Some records
——

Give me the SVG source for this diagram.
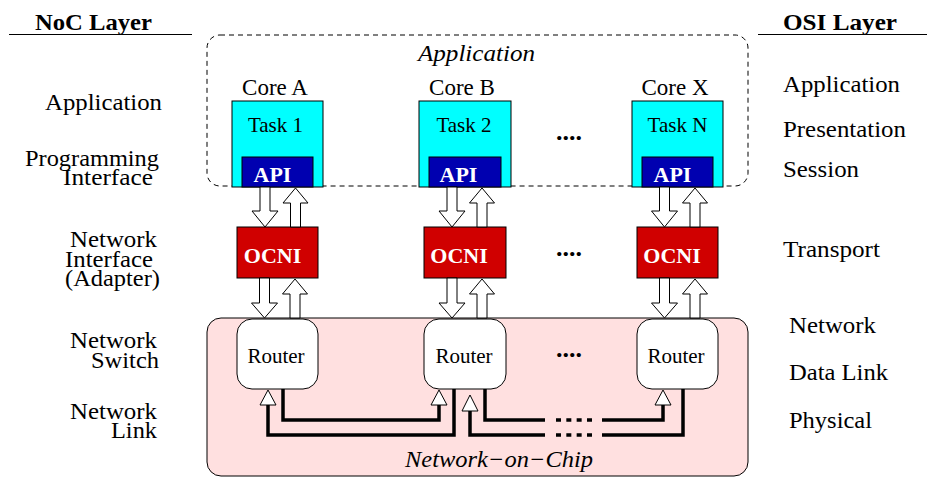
<svg xmlns="http://www.w3.org/2000/svg" width="927" height="477" viewBox="0 0 927 477">
  <style>
    text { font-family: "Liberation Serif", "Times New Roman", serif; fill: #000; }
    .lbl { font-size: 23px; }
    .hdr { font-size: 24px; font-weight: bold; }
    .core { font-size: 23px; text-anchor: middle; }
    .task { font-size: 21px; text-anchor: middle; }
    .wlbl { font-size: 22px; font-weight: bold; fill: #fff; text-anchor: middle; }
    .rtr { font-size: 21px; text-anchor: middle; }
    .ital { font-style: italic; text-anchor: middle; }
    .dots { font-size: 26px; font-weight: bold; }
    .cpu { fill: #00ffff; stroke: #000; stroke-width: 1; }
    .api { fill: #0000b0; stroke: #000; stroke-width: 1; }
    .ocni { fill: #d00000; stroke: #000; stroke-width: 1; }
    .router { fill: #fff; stroke: #000; stroke-width: 1; }
    .blk { fill: #fff; stroke: #000; stroke-width: 1; }
    .link { fill: none; stroke: #000; stroke-width: 3.5; stroke-linejoin: miter; }
    .gap { fill: none; stroke: #000; stroke-width: 3.5; stroke-dasharray: 5 5.33; }
  </style>

  <!-- layer headings -->
  <g id="headings">
    <text class="hdr" x="35" y="30" textLength="117" lengthAdjust="spacingAndGlyphs">NoC Layer</text>
    <line x1="9" y1="34.5" x2="192" y2="34.5" stroke="#000" stroke-width="1.2"/>
    <text class="hdr" x="783" y="30" textLength="114" lengthAdjust="spacingAndGlyphs">OSI Layer</text>
    <line x1="758" y1="34.5" x2="927" y2="34.5" stroke="#000" stroke-width="1.2"/>
  </g>

  <!-- NoC layer names (left column) -->
  <g id="noc-labels" class="lbl" lengthAdjust="spacingAndGlyphs">
    <text x="45" y="110" textLength="117" lengthAdjust="spacingAndGlyphs">Application</text>
    <text x="25" y="166" textLength="134" lengthAdjust="spacingAndGlyphs">Programming</text>
    <text x="63" y="185" textLength="90" lengthAdjust="spacingAndGlyphs">Interface</text>
    <text x="70" y="247" textLength="87" lengthAdjust="spacingAndGlyphs">Network</text>
    <text x="65" y="267" textLength="88" lengthAdjust="spacingAndGlyphs">Interface</text>
    <text x="65" y="286" textLength="95" lengthAdjust="spacingAndGlyphs">(Adapter)</text>
    <text x="70" y="348" textLength="87" lengthAdjust="spacingAndGlyphs">Network</text>
    <text x="91" y="368" textLength="68" lengthAdjust="spacingAndGlyphs">Switch</text>
    <text x="70" y="419" textLength="87" lengthAdjust="spacingAndGlyphs">Network</text>
    <text x="111" y="438" textLength="46" lengthAdjust="spacingAndGlyphs">Link</text>
  </g>

  <!-- OSI layer names (right column) -->
  <g id="osi-labels" class="lbl">
    <text x="783" y="92" textLength="117" lengthAdjust="spacingAndGlyphs">Application</text>
    <text x="783" y="137" textLength="123" lengthAdjust="spacingAndGlyphs">Presentation</text>
    <text x="783" y="177" textLength="76" lengthAdjust="spacingAndGlyphs">Session</text>
    <text x="783" y="257" textLength="97" lengthAdjust="spacingAndGlyphs">Transport</text>
    <text x="789" y="333" textLength="87" lengthAdjust="spacingAndGlyphs">Network</text>
    <text x="789" y="380" textLength="99" lengthAdjust="spacingAndGlyphs">Data Link</text>
    <text x="789" y="428" textLength="83" lengthAdjust="spacingAndGlyphs">Physical</text>
  </g>

  <!-- network-on-chip region -->
  <g id="noc">
    <rect x="207" y="318" width="541" height="158" rx="14" fill="#ffe0e0" stroke="#000" stroke-width="1"/>
    <text class="ital" x="499" y="467" font-size="23" textLength="188" lengthAdjust="spacingAndGlyphs">Network−on−Chip</text>
  </g>

  <!-- application region -->
  <g id="application">
    <rect x="207" y="35" width="541" height="151" rx="13" fill="none" stroke="#000" stroke-width="1" stroke-dasharray="5 4"/>
    <text class="ital" x="476.5" y="61" font-size="24" textLength="117" lengthAdjust="spacingAndGlyphs">Application</text>
  </g>

  <!-- cores -->
  <g id="core-a">
    <text class="core" x="275" y="95">Core A</text>
    <rect class="cpu" x="232" y="101" width="91" height="86"/>
    <text class="task" x="275.5" y="132">Task 1</text>
    <rect class="api" x="242" y="157" width="71" height="30"/>
    <text class="wlbl" x="272.5" y="182">API</text>
  </g>
  <g id="core-b">
    <text class="core" x="462" y="95">Core B</text>
    <rect class="cpu" x="419" y="101" width="92" height="86"/>
    <text class="task" x="464" y="132">Task 2</text>
    <rect class="api" x="429" y="157" width="72" height="30"/>
    <text class="wlbl" x="458.5" y="182">API</text>
  </g>
  <g id="core-x">
    <text class="core" x="675" y="95">Core X</text>
    <rect class="cpu" x="632" y="101" width="91" height="86"/>
    <text class="task" x="677.5" y="132">Task N</text>
    <rect class="api" x="642" y="157" width="71" height="30"/>
    <text class="wlbl" x="672.5" y="182">API</text>
  </g>

  <!-- network interfaces -->
  <g id="ocni-a">
    <rect class="ocni" x="237" y="227" width="81" height="51"/>
    <text class="wlbl" x="272.5" y="263">OCNI</text>
  </g>
  <g id="ocni-b">
    <rect class="ocni" x="424" y="227" width="82" height="51"/>
    <text class="wlbl" x="459" y="263">OCNI</text>
  </g>
  <g id="ocni-x">
    <rect class="ocni" x="637" y="227" width="81" height="51"/>
    <text class="wlbl" x="672" y="263">OCNI</text>
  </g>

  <!-- routers -->
  <g id="router-a">
    <rect class="router" x="237" y="319" width="81" height="70" rx="15"/>
    <text class="rtr" x="276" y="363">Router</text>
  </g>
  <g id="router-b">
    <rect class="router" x="424" y="319" width="82" height="70" rx="15"/>
    <text class="rtr" x="464" y="363">Router</text>
  </g>
  <g id="router-x">
    <rect class="router" x="637" y="319" width="81" height="70" rx="15"/>
    <text class="rtr" x="676" y="363">Router</text>
  </g>

  <!-- ellipses between columns -->
  <g id="ellipses" class="dots">
    <text x="556" y="140">....</text>
    <text x="556" y="256">....</text>
    <text x="556" y="357">....</text>
  </g>

  <!-- connectors -->
  <g id="connectors">
    <!-- API to OCNI (down) / OCNI to API (up) -->
    <polygon class="blk" points="260,187 270,187 270,211 278,211 265,227 252,211 260,211"/>
    <polygon class="blk" points="295.5,188 308,203 300.5,203 300.5,227 290.5,227 290.5,203 283,203"/>
    <polygon class="blk" points="447,187 457,187 457,211 465,211 452,227 439,211 447,211"/>
    <polygon class="blk" points="482,188 494.5,203 487,203 487,227 477,227 477,203 469.5,203"/>
    <polygon class="blk" points="659.5,187 669.5,187 669.5,211 677.5,211 664.5,227 651.5,211 659.5,211"/>
    <polygon class="blk" points="695,188 707.5,203 700,203 700,227 690,227 690,203 682.5,203"/>

    <!-- OCNI to router (down) / router to OCNI (up) -->
    <polygon class="blk" points="259.5,278 269.5,278 269.5,303 277.5,303 264.5,318 251.5,303 259.5,303"/>
    <polygon class="blk" points="295,279 307.5,294 300,294 300,318 290,318 290,294 282.5,294"/>
    <polygon class="blk" points="447,278 457,278 457,303 465,303 452,318 439,303 447,303"/>
    <polygon class="blk" points="482,279 494.5,294 487,294 487,318 477,318 477,294 469.5,294"/>
    <polygon class="blk" points="659.5,278 669.5,278 669.5,303 677.5,303 664.5,318 651.5,303 659.5,303"/>
    <polygon class="blk" points="695,279 707.5,294 700,294 700,318 690,318 690,294 682.5,294"/>

    <!-- physical links between routers -->
    <polyline class="link" points="454,389 454,435 268,435 268,405"/>
    <polyline class="link" points="283,389 283,420 439,420 439,405"/>
    <polyline class="link" points="485,389 485,420 545,420"/>
    <line class="gap" x1="556" y1="420" x2="592" y2="420"/>
    <polyline class="link" points="602,420 663,420 663,405"/>
    <polyline class="link" points="683,389 683,435 602,435"/>
    <line class="gap" x1="556" y1="435" x2="592" y2="435"/>
    <polyline class="link" points="545,435 470,435 470,411"/>

    <!-- link arrowheads -->
    <polygon class="blk" points="268,390 276,405 260,405"/>
    <polygon class="blk" points="439,390 447,405 431,405"/>
    <polygon class="blk" points="470,395 478,411 462,411"/>
    <polygon class="blk" points="663,390 671,405 655,405"/>
  </g>
</svg>
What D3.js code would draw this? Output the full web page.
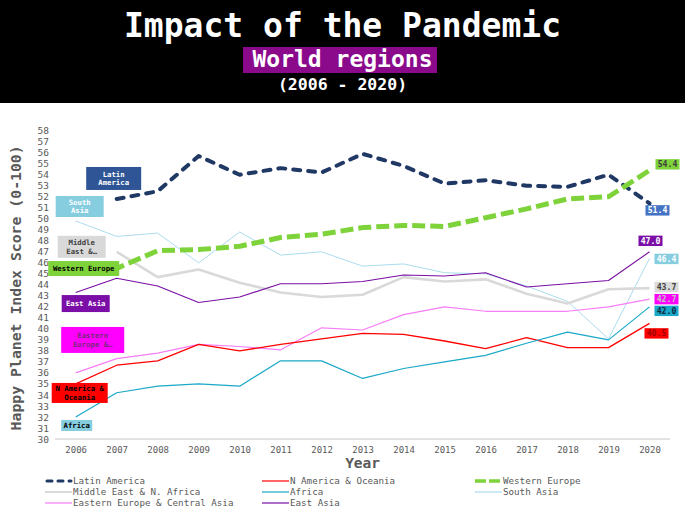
<!DOCTYPE html>
<html>
<head>
<meta charset="utf-8">
<script src="https://cdn.jsdelivr.net/npm/d3@7"></script>
<style>
  body { margin: 0; background: #fff; }
  text { font-family: "DejaVu Sans Mono", "Liberation Mono", monospace; }
</style>
</head>
<body>
<script>
const years = [2006, 2007, 2008, 2009, 2010, 2011, 2012, 2013, 2014, 2015, 2016, 2017, 2018, 2019, 2020];
const yTicks = d3.range(30, 59);

const latinAmerica = [null, 51.8, 52.5, 55.7, 54.0, 54.6, 54.2, 55.9, 54.8, 53.2, 53.5, 53.0, 52.9, 54.0, 51.4];
const westernEurope = [45.3, 45.5, 47.1, 47.2, 47.5, 48.3, 48.6, 49.2, 49.4, 49.3, 50.1, 50.9, 51.8, 52.0, 54.4];
const middleEast = [null, 47.0, 44.7, 45.4, 44.2, 43.3, 42.9, 43.1, 44.7, 44.3, 44.5, 43.2, 42.3, 43.6, 43.7];
const southAsia = [49.8, 48.4, 48.7, 46.0, 48.8, 46.7, 47.0, 45.7, 45.9, 45.1, 45.0, 43.9, 42.5, 39.1, 46.4];
const eastAsia = [43.3, 44.6, 43.9, 42.4, 42.9, 44.1, 44.1, 44.3, 44.9, 44.8, 45.1, 43.8, 44.1, 44.4, 47.0];
const easternEurope = [36.0, 37.3, 37.8, 38.6, 38.4, 38.1, 40.1, 39.9, 41.3, 42.0, 41.6, 41.6, 41.6, 42.0, 42.7];
const nAmerica = [35.0, 36.7, 37.1, 38.6, 38.0, 38.6, 39.1, 39.6, 39.5, 38.9, 38.2, 39.2, 38.3, 38.3, 40.5];
const africa = [32.0, 34.2, 34.8, 35.0, 34.8, 37.1, 37.1, 35.5, 36.4, 37.0, 37.6, 38.7, 39.7, 39.0, 42.0];

const width = 685, height = 514;

// series: drawing order is thin lines first, dashed on top
const series = [
  {name: "South Asia", values: southAsia, color: "#a9ddee", w: 1,
   tag: ["South", "Asia"], tagFill: "#86cde0", tagText: "#fff", tagW: 48, tagH: 21, tagDx: 4, tagDy: -14.5,
   endFill: "#86cde0", endText: "#fff", endDx: 17, endDy: 0.5},
  {name: "Middle East & N. Africa", values: middleEast, color: "#d9d9d9", w: 2.6,
   tag: ["Middle", "East &…"], tagFill: "#d9d9d9", tagText: "#404040", tagW: 48, tagH: 22, tagDx: -35, tagDy: -5,
   endFill: "#d9d9d9", endText: "#404040", endDx: 17, endDy: -1},
  {name: "East Asia", values: eastAsia, color: "#7a0ea4", w: 1.1,
   tag: ["East Asia"], tagFill: "#7a0ea6", tagText: "#fff", tagW: 48, tagH: 17, tagDx: 10, tagDy: 11,
   endFill: "#7a0ea6", endText: "#fff", endDx: 1, endDy: -11},
  {name: "Eastern Europe & Central Asia", values: easternEurope, color: "#f77ef7", w: 1.2,
   tag: ["Eastern", "Europe &…"], tagFill: "#ff00ff", tagText: "#7a2a7a", tagW: 63, tagH: 26, tagDx: 17, tagDy: -33,
   endFill: "#ff00ff", endText: "#c0c0c0", endDx: 17, endDy: 0},
  {name: "N America & Oceania", values: nAmerica, color: "#ff0000", w: 1.3,
   tag: ["N America &", "Oceania"], tagFill: "#ff0000", tagText: "#000", tagW: 56, tagH: 20, tagDx: 4, tagDy: 9,
   endFill: "#ff0000", endText: "#a00000", endDx: 7, endDy: 10},
  {name: "Africa", values: africa, color: "#1aa8c8", w: 1.2,
   tag: ["Africa"], tagFill: "#86cde0", tagText: "#000", tagW: 31, tagH: 11, tagDx: 1, tagDy: 8.5,
   endFill: "#1aa8c8", endText: "#0b2a40", endDx: 17, endDy: 4},
  {name: "Latin America", values: latinAmerica, color: "#1f3864", w: 4, dash: "7,8", cap: "round",
   tag: ["Latin", "America"], tagFill: "#2f5597", tagText: "#fff", tagW: 55, tagH: 23, tagDx: -3, tagDy: -20.5,
   endFill: "#4472c4", endText: "#fff", endDx: 8, endDy: 7},
  {name: "Western Europe", values: westernEurope, color: "#7ed33a", w: 5, dash: "13,5", cap: "butt",
   tag: ["Western Europe"], tagFill: "#7ed33a", tagText: "#000", tagW: 71, tagH: 15, tagDx: 8, tagDy: -2,
   endFill: "#7ed33a", endText: "#404040", endDx: 18, endDy: -6}
];

const legendOrder = [
  "Latin America", "N America & Oceania", "Western Europe",
  "Middle East & N. Africa", "Africa", "South Asia",
  "Eastern Europe & Central Asia", "East Asia"
];

const svg = d3.select("body").append("svg")
  .attr("width", width)
  .attr("height", height);

// header banner
svg.append("rect").attr("width", width).attr("height", 103).attr("fill", "#000");
svg.append("text")
  .attr("x", width / 2).attr("y", 37)
  .attr("text-anchor", "middle")
  .attr("fill", "#fff")
  .style("font-size", "33px").style("font-weight", "bold")
  .text("Impact of the Pandemic");
svg.append("rect").attr("x", 243).attr("y", 47).attr("width", 194).attr("height", 26).attr("fill", "#8b0a8b");
svg.append("text")
  .attr("x", width / 2).attr("y", 67)
  .attr("text-anchor", "middle")
  .attr("fill", "#fff")
  .style("font-size", "23px").style("font-weight", "bold")
  .text("World regions");
svg.append("text")
  .attr("x", width / 2).attr("y", 90)
  .attr("text-anchor", "middle")
  .attr("fill", "#fff")
  .style("font-size", "16.5px").style("font-weight", "bold")
  .text("(2006 - 2020)");

const x = d3.scalePoint().domain(years).range([75.7, 649.5]);
const y = d3.scaleLinear().domain([30, 58]).range([439, 130.7]);

// x axis
const xAxis = svg.append("g")
  .attr("transform", `translate(0,${y(30)})`)
  .call(d3.axisBottom(x).tickSize(0).tickPadding(8));
xAxis.select(".domain").remove();
xAxis.append("line").attr("x1", 55).attr("x2", 670).attr("stroke", "#d9d9d9").attr("stroke-width", 1.3);
xAxis.selectAll("text").attr("fill", "#595959").style("font-size", "9px")
  .style("font-family", "'DejaVu Sans Mono', monospace");

// y axis
const yAxis = svg.append("g")
  .attr("transform", "translate(55,0)")
  .call(d3.axisLeft(y).tickValues(yTicks).tickSize(0).tickPadding(6).tickFormat(d3.format("d")));
yAxis.select(".domain").remove();
yAxis.selectAll("text").attr("fill", "#595959").style("font-size", "9.5px")
  .style("font-family", "'DejaVu Sans Mono', monospace");

svg.append("text")
  .attr("transform", `translate(21,${(y(30) + y(58)) / 2 + 3}) rotate(-90)`)
  .attr("text-anchor", "middle")
  .attr("fill", "#595959")
  .style("font-size", "14.8px").style("font-weight", "bold")
  .text("Happy Planet Index Score (0-100)");

svg.append("text")
  .attr("x", (x(2006) + x(2020)) / 2).attr("y", 468)
  .attr("text-anchor", "middle")
  .attr("fill", "#595959")
  .style("font-size", "14.5px").style("font-weight", "bold")
  .text("Year");

// lines
const line = d3.line()
  .defined(d => d.v != null)
  .x(d => x(d.year))
  .y(d => y(d.v));

series.forEach(s => {
  const pts = years.map((year, i) => ({year, v: s.values[i]}));
  svg.append("path")
    .attr("fill", "none")
    .attr("stroke", s.color)
    .attr("stroke-width", s.w)
    .attr("stroke-dasharray", s.dash || null)
    .attr("stroke-linecap", s.cap || "butt")
    .attr("stroke-linejoin", "round")
    .attr("d", line(pts));
});

// tag boxes at first point and value boxes at last point
series.forEach(s => {
  const i0 = s.values.findIndex(v => v != null);
  const cx = x(years[i0]) + s.tagDx, cy = y(s.values[i0]) + s.tagDy;
  const g = svg.append("g");
  g.append("rect")
    .attr("x", cx - s.tagW / 2).attr("y", cy - s.tagH / 2)
    .attr("width", s.tagW).attr("height", s.tagH)
    .attr("fill", s.tagFill);
  const lh = 8.5;
  s.tag.forEach((t, k) => {
    g.append("text")
      .attr("x", cx)
      .attr("y", cy + (k - (s.tag.length - 1) / 2) * lh)
      .attr("dy", "0.35em")
      .attr("text-anchor", "middle")
      .attr("fill", s.tagText)
      .style("font-size", "7.3px").style("font-weight", "bold")
      .text(t);
  });

  const last = s.values[s.values.length - 1];
  const ex = x(years[years.length - 1]) + s.endDx, ey = y(last) + s.endDy;
  svg.append("rect")
    .attr("x", ex - 12).attr("y", ey - 5.2)
    .attr("width", 24).attr("height", 10.4)
    .attr("fill", s.endFill);
  svg.append("text")
    .attr("x", ex).attr("y", ey)
    .attr("dy", "0.35em")
    .attr("text-anchor", "middle")
    .attr("fill", s.endText)
    .style("font-size", "8.2px").style("font-weight", "bold")
    .text(d3.format(".1f")(last));
});

// legend
const legCols = [45, 262, 475];
const legRows = [481, 492, 503];
legendOrder.forEach((name, i) => {
  const s = series.find(d => d.name === name);
  const lx = legCols[i % 3], ly = legRows[Math.floor(i / 3)];
  const g = svg.append("g").attr("transform", `translate(${lx},${ly})`);
  if (s.dash) {
    const dashed = s.cap === "round";
    g.append("line")
      .attr("x1", dashed ? 2 : 0).attr("x2", 26)
      .attr("stroke", s.color)
      .attr("stroke-width", s.cap === "round" ? 3 : 3.4)
      .attr("stroke-linecap", s.cap)
      .attr("stroke-dasharray", dashed ? "5,6" : "11,3");
  } else {
    g.append("line")
      .attr("x1", 0).attr("x2", 27)
      .attr("stroke", s.color)
      .attr("stroke-width", s.w > 2 ? 2 : 1.2);
  }
  g.append("text")
    .attr("x", 28).attr("dy", "0.35em")
    .attr("fill", "#595959")
    .style("font-size", "9.2px")
    .text(name);
});
</script>
</body>
</html>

——

• **Objective**
Look above and copy only the lines from the one holding "What D3.js code" to the one holding "const yTicks = d3.range(30, 59);", both included, exactly, minus the pictures.

• **Result of this task**
What D3.js code would draw this? Output the full web page.
<!DOCTYPE html>
<html>
<head>
<meta charset="utf-8">
<script src="https://cdn.jsdelivr.net/npm/d3@7"></script>
<style>
  body { margin: 0; background: #fff; }
  text { font-family: "DejaVu Sans Mono", "Liberation Mono", monospace; }
</style>
</head>
<body>
<script>
const years = [2006, 2007, 2008, 2009, 2010, 2011, 2012, 2013, 2014, 2015, 2016, 2017, 2018, 2019, 2020];
const yTicks = d3.range(30, 59);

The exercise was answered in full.